We pick $$k = 2$$ "repeating variables." Let's choose $$D$$ (for $$L$$) and $$\sigma$$ (for $$F$$ and $$L$$).

**Forming the Pi Groups (FLT System):**
* **$$\pi_1$$ (using $$h$$):** We want to make $$h$$ dimensionless using $$D$$ and $$\sigma$$.
$$\pi_1 = h \cdot D^a \cdot \sigma^b$$
Substituting dimensions: $$L \cdot (L)^a \cdot (F L^{-1})^b$$ must be dimensionless ($$L^0 F^0$$).
For $$L$$: $$1 + a - b = 0$$
For $$F$$: $$b = 0$$
From the $$F$$ equation, $$b = 0$$. Substitute into the $$L$$ equation: $$1 + a - 0 = 0 \implies a = -1$$.
So, $$\pi_1 = h \cdot D^{-1} \cdot \sigma^0 = \frac{h}{D}$$. (Same as MLT!)
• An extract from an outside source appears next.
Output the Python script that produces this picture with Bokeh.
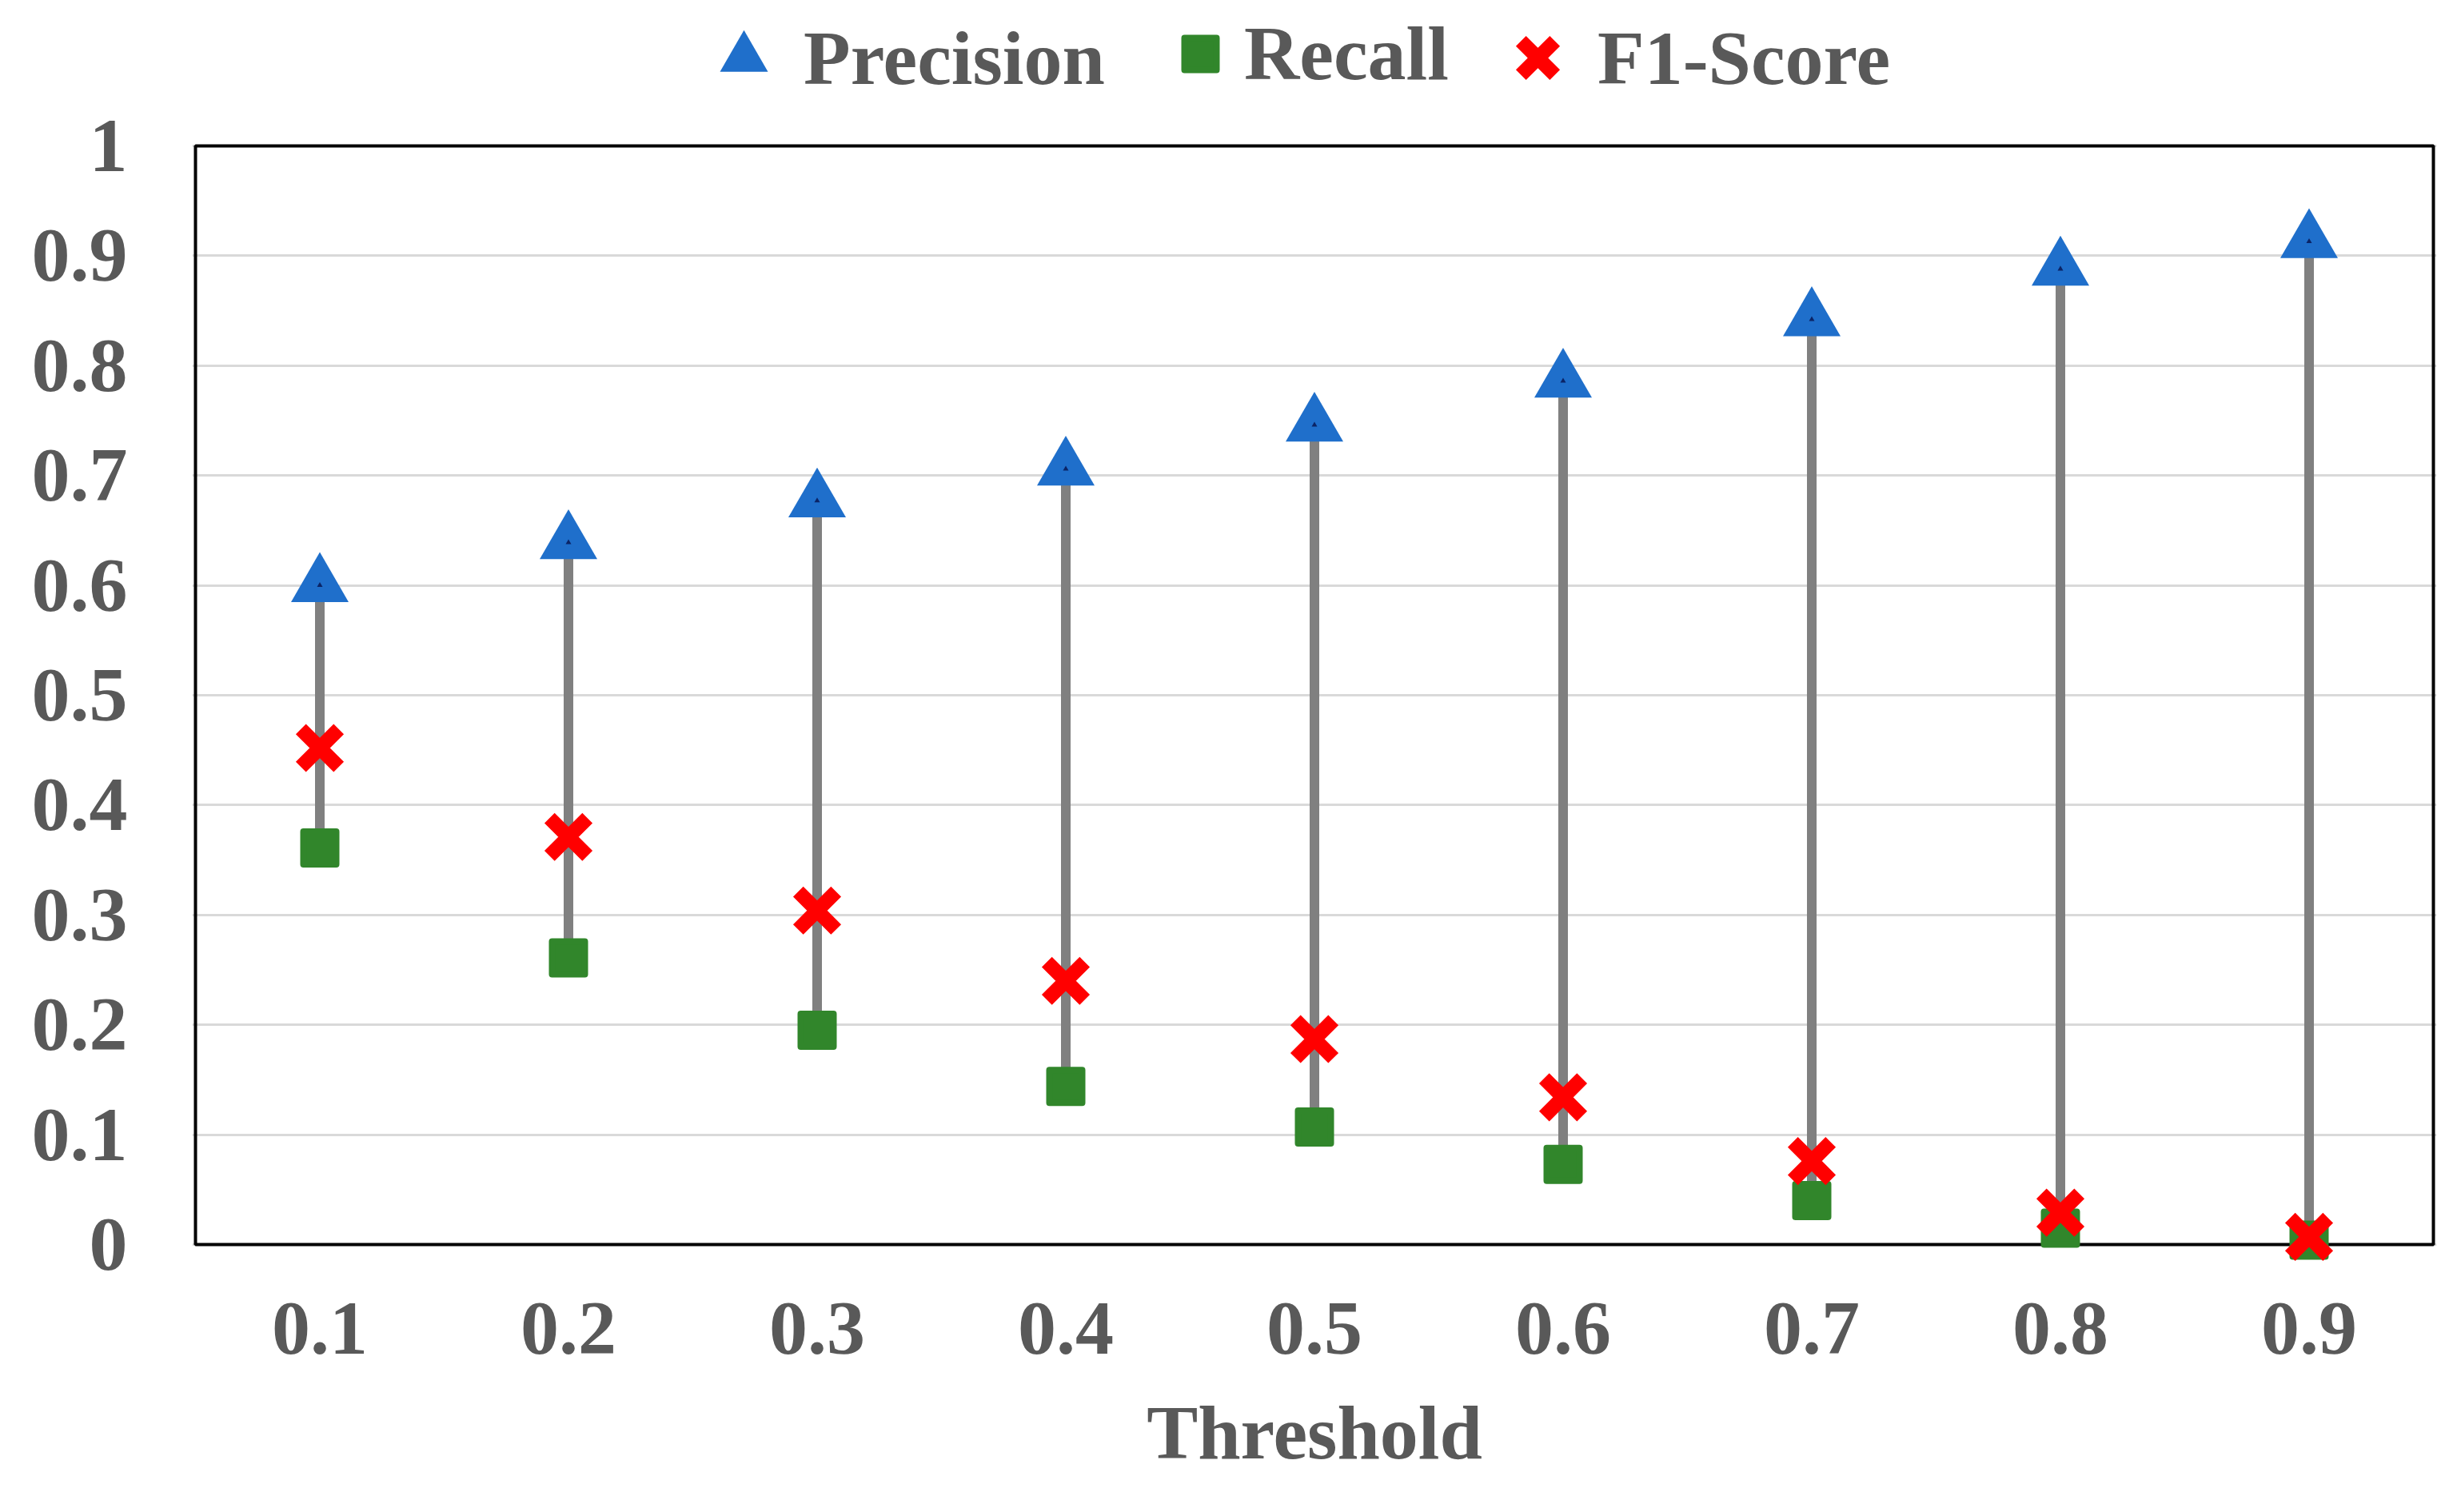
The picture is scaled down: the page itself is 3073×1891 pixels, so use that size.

* **$$\pi_2$$ (using $$y$$):** We want to make $$y$$ dimensionless using $$D$$ and $$\sigma$$.
$$\pi_2 = y \cdot D^a \cdot \sigma^b$$
Substituting dimensions: $$(F L^{-3}) \cdot (L)^a \cdot (F L^{-1})^b$$ must be dimensionless ($$L^0 F^0$$).
For $$L$$: $$-3 + a - b = 0$$
For $$F$$: $$1 + b = 0 \implies b = -1$$
From the $$F$$ equation, $$b = -1$$. Substitute into the $$L$$ equation: $$-3 + a - (-1) = 0 \implies -3 + a + 1 = 0 \implies a = 2$$.
So, $$\pi_2 = y \cdot D^2 \cdot \sigma^{-1} = \frac{y D^2}{\sigma}$$. (Same as MLT!)

Both systems give us the same two dimensionless groups! This means the height the liquid rises ($$h$$) is related to the diameter ($$D$$) by some function of the specific weight ($$y$$), diameter squared ($$D^2$$), and surface tension ($$$\sigma$$).
The final dimensionless relationship is: $$\frac{h}{D} = f\left(\frac{y D^2}{\sigma}\right)$$.